Work to complete: Reproduce, word for word, the span of lines starting at the line holding "Output the component" and ending at the line holding "const scaleMax = 17;". Omit every picture.

Task material:
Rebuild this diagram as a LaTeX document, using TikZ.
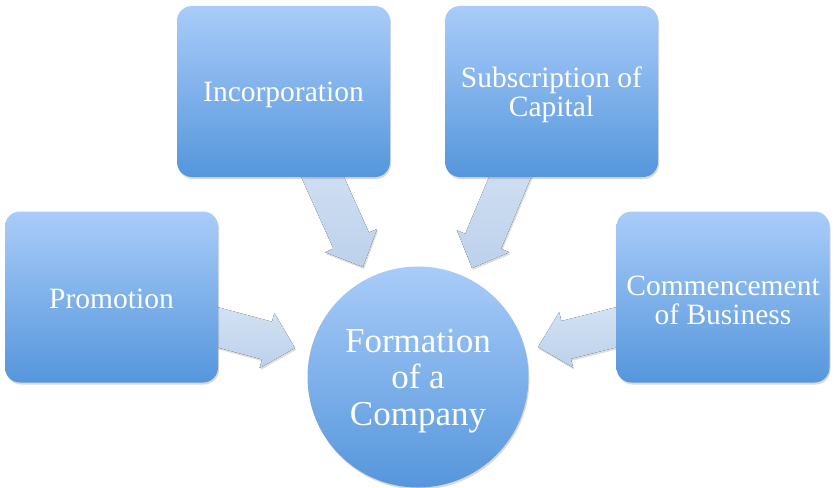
\documentclass[tikz,border=0pt]{standalone}
\usepackage{fontspec}
\setmainfont{Liberation Serif}
\usetikzlibrary{calc,shadows}
\definecolor{boxtop}{HTML}{A9CCF9}
\definecolor{boxbot}{HTML}{5596DC}
\definecolor{arrtop}{HTML}{D6E4F5}
\definecolor{arrbot}{HTML}{BDD1EB}
\tikzset{
  boxnode/.style={rounded corners=15pt, top color=boxtop, bottom color=boxbot,
    draw=none, text=white, align=center, inner sep=0pt,
    minimum width=213pt, minimum height=171pt,
    font=\fontsize{29.5}{29}\selectfont,
    drop shadow={shadow xshift=1pt, shadow yshift=-2pt, opacity=0.3}},
  boxtext/.style={text=white, align=center, inner sep=0pt,
    font=\fontsize{29.5}{29}\selectfont},
  hubnode/.style={circle, top color=boxtop, bottom color=boxbot, draw=none,
    inner sep=0pt, minimum size=221pt,
    drop shadow={shadow xshift=1pt, shadow yshift=-2pt, opacity=0.3}},
  hubtext/.style={text=white, align=center, inner sep=0pt,
    font=\fontsize{35}{36.5}\selectfont},
  arrowfill/.style={top color=arrtop, bottom color=arrbot, draw=none,
    drop shadow={shadow xshift=1pt, shadow yshift=-2pt, opacity=0.25}}
}
\newcommand\blockarrow[2]{%
  \path ($(#2)!29pt!(#1)$) coordinate (neck);
  \fill[arrowfill] ($(#1)!19.5pt!90:(#2)$) -- ($(neck)!19.5pt!-90:(#1)$)
    -- ($(neck)!28.5pt!-90:(#1)$) -- (#2) -- ($(neck)!28.5pt!90:(#1)$)
    -- ($(neck)!19.5pt!90:(#1)$) -- ($(#1)!19.5pt!-90:(#2)$) -- cycle;
}
\begin{document}
\begin{tikzpicture}[x=1pt,y=-1pt]
\fill[white] (0,0) rectangle (834,487);
\useasboundingbox (0,0) rectangle (834,487);
% arrow ends
\coordinate (incT) at (306,140);  \coordinate (incH) at (363,267);
\coordinate (subT) at (526,139);  \coordinate (subH) at (472,268);
\coordinate (proT) at (179,317);  \coordinate (proH) at (295,348);
\coordinate (comT) at (657,317);  \coordinate (comH) at (538,347);
\blockarrow{incT}{incH}
\blockarrow{subT}{subH}
\blockarrow{proT}{proH}
\blockarrow{comT}{comH}
% nodes
\node[boxnode] (inc) at (283.5,91.5) {};
\node[boxnode] (sub) at (551.5,91.5) {};
\node[boxnode] (pro) at (111.5,297) {};
\node[boxnode] (com) at (723,297) {};
\node[hubnode] (form) at (418,377) {};
\node[boxtext] (incL) at ([yshift=-3pt]inc.center) {Incorporation};
\node[boxtext] (subL) at ([yshift=-3pt]sub.center) {Subscription of\\Capital};
\node[boxtext] (proL) at ([yshift=-2pt]pro.center) {Promotion};
\node[boxtext] (comL) at ([yshift=-3pt]com.center) {Commencement\\of Business};
\node[hubtext] (formL) at ([yshift=-4pt]form.center) {Formation\\of a\\Company};
\end{tikzpicture}
\end{document}
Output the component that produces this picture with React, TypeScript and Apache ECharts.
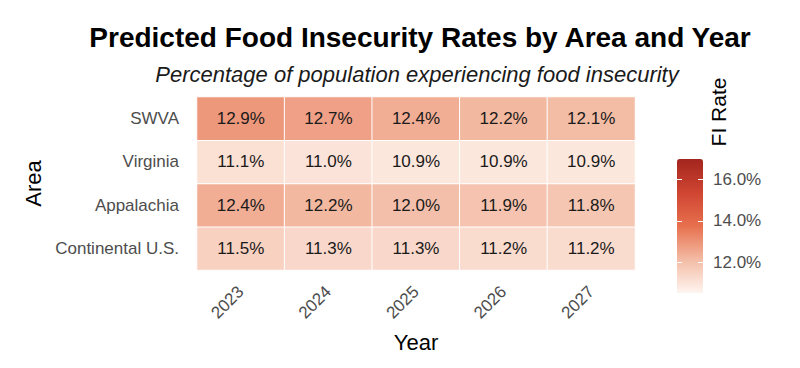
import React, { useEffect, useRef } from "react";
import * as echarts from "echarts";

const years = ["2023", "2024", "2025", "2026", "2027"];
// bottom to top
const areas = ["Continental U.S.", "Appalachia", "Virginia", "SWVA"];
const swva = [12.9, 12.7, 12.4, 12.2, 12.1];
const virginia = [11.1, 11.0, 10.9, 10.9, 10.9];
const appalachia = [12.4, 12.2, 12.0, 11.9, 11.8];
const continental = [11.5, 11.3, 11.3, 11.2, 11.2];
const legendTicks = [12, 14, 16];
const scaleMin = 10.5;
const scaleMax = 17;

const FONT = "'Liberation Sans', Arial, sans-serif";

export default function App() {
  const ref = useRef<HTMLDivElement>(null);
  useEffect(() => {
    if (!ref.current) return;
    const chart = echarts.init(ref.current, undefined, { renderer: "svg" });
    const rows: Record<string, number[]> = {
      "Continental U.S.": continental,
      Appalachia: appalachia,
      Virginia: virginia,
      SWVA: swva,
    };
    const data: [number, number, number][] = [];
    areas.forEach((a, yi) => {
      rows[a].forEach((v, xi) => data.push([xi, yi, v]));
    });
    const barTop = 159;
    const barH = 134;
    const pxPer = barH / (scaleMax - scaleMin);
    const axMin = 10;
    const axMax = 18;
    chart.setOption({
      animation: false,
      backgroundColor: "#ffffff",
      textStyle: { fontFamily: FONT },
      title: [
        {
          text: "Predicted Food Insecurity Rates by Area and Year",
          left: 415,
          top: 18,
          textAlign: "center",
          textStyle: { fontSize: 28, fontWeight: "bold", color: "#000", fontFamily: FONT },
        },
        {
          text: "Percentage of population experiencing food insecurity",
          left: 412,
          top: 58,
          textAlign: "center",
          textStyle: { fontSize: 22, fontStyle: "italic", fontWeight: "normal", color: "#1a1a1a", fontFamily: FONT },
        },
      ],
      grid: [
        { left: 197, right: 165, top: 97, bottom: 98 },
        {
          left: 677,
          width: 26,
          top: barTop - (axMax - scaleMax) * pxPer,
          height: (axMax - axMin) * pxPer,
        },
      ],
      xAxis: [
        {
          type: "category",
          data: years,
          gridIndex: 0,
          axisLine: { show: false },
          axisTick: { show: false },
          splitArea: { show: false },
          axisLabel: { rotate: 45, fontSize: 17, color: "#4d4d4d", margin: 19, fontFamily: FONT },
          name: "Year",
          nameLocation: "middle",
          nameGap: 61,
          nameTextStyle: { fontSize: 22, color: "#000", fontFamily: FONT },
        },
        { type: "value", gridIndex: 1, show: false, min: 0, max: 1 },
      ],
      yAxis: [
        {
          type: "category",
          data: areas,
          gridIndex: 0,
          axisLine: { show: false },
          axisTick: { show: false },
          axisLabel: { fontSize: 17, color: "#4d4d4d", margin: 18, fontFamily: FONT },
          name: "Area",
          nameLocation: "middle",
          nameGap: 148,
          nameRotate: 90,
          nameTextStyle: { fontSize: 22, color: "#000", fontFamily: FONT },
        },
        {
          type: "value",
          gridIndex: 1,
          position: "left",
          min: axMin,
          max: axMax,
          interval: 2,
          z: 10,
          axisLine: { show: false },
          axisTick: { show: true, inside: true, length: 5, lineStyle: { color: "#ffffff", width: 1 } },
          axisLabel: { show: false },
          splitLine: { show: false },
        },
        {
          type: "value",
          gridIndex: 1,
          position: "right",
          min: axMin,
          max: axMax,
          interval: 2,
          z: 10,
          axisLine: { show: false },
          axisTick: { show: true, inside: true, length: 5, lineStyle: { color: "#ffffff", width: 1 } },
          axisLabel: {
            show: true,
            margin: 10,
            fontSize: 17,
            color: "#4d4d4d",
            fontFamily: FONT,
            formatter: (v: number) => (legendTicks.includes(v) ? v.toFixed(1) + "%" : ""),
          },
          splitLine: { show: false },
        },
      ],
      visualMap: {
        type: "continuous",
        min: scaleMin,
        max: scaleMax,
        seriesIndex: 0,
        calculable: false,
        orient: "vertical",
        left: 677,
        top: barTop,
        padding: 0,
        itemWidth: 26,
        itemHeight: barH,
        text: ["", ""],
        showLabel: false,
        inRange: { color: ["#fff5f0", "#f3bba4", "#e7704e", "#cf4532", "#a3251e"] },
      },
      graphic: [
        {
          type: "text",
          x: 718,
          y: 112,
          rotation: Math.PI / 2,
          style: {
            text: "FI Rate",
            fontSize: 21,
            fill: "#000",
            fontFamily: FONT,
            textAlign: "center",
            textVerticalAlign: "middle",
          },
        },
      ],
      series: [
        {
          type: "heatmap",
          xAxisIndex: 0,
          yAxisIndex: 0,
          data,
          itemStyle: { borderColor: "#ffffff", borderWidth: 1 },
          label: {
            show: true,
            fontSize: 17,
            color: "#1a1a1a",
            fontFamily: FONT,
            formatter: (p: any) => p.value[2].toFixed(1) + "%",
          },
          emphasis: { disabled: true },
        },
      ],
    });
    return () => chart.dispose();
  }, []);
  return (
    <div
      ref={ref}
      style={{ position: "fixed", left: 0, top: 0, width: 800, height: 368 }}
    />
  );
}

Response to the task:
Output the component that produces this picture with React, TypeScript and Apache ECharts.
import React, { useEffect, useRef } from "react";
import * as echarts from "echarts";

const years = ["2023", "2024", "2025", "2026", "2027"];
// bottom to top
const areas = ["Continental U.S.", "Appalachia", "Virginia", "SWVA"];
const swva = [12.9, 12.7, 12.4, 12.2, 12.1];
const virginia = [11.1, 11.0, 10.9, 10.9, 10.9];
const appalachia = [12.4, 12.2, 12.0, 11.9, 11.8];
const continental = [11.5, 11.3, 11.3, 11.2, 11.2];
const legendTicks = [12, 14, 16];
const scaleMin = 10.5;
const scaleMax = 17;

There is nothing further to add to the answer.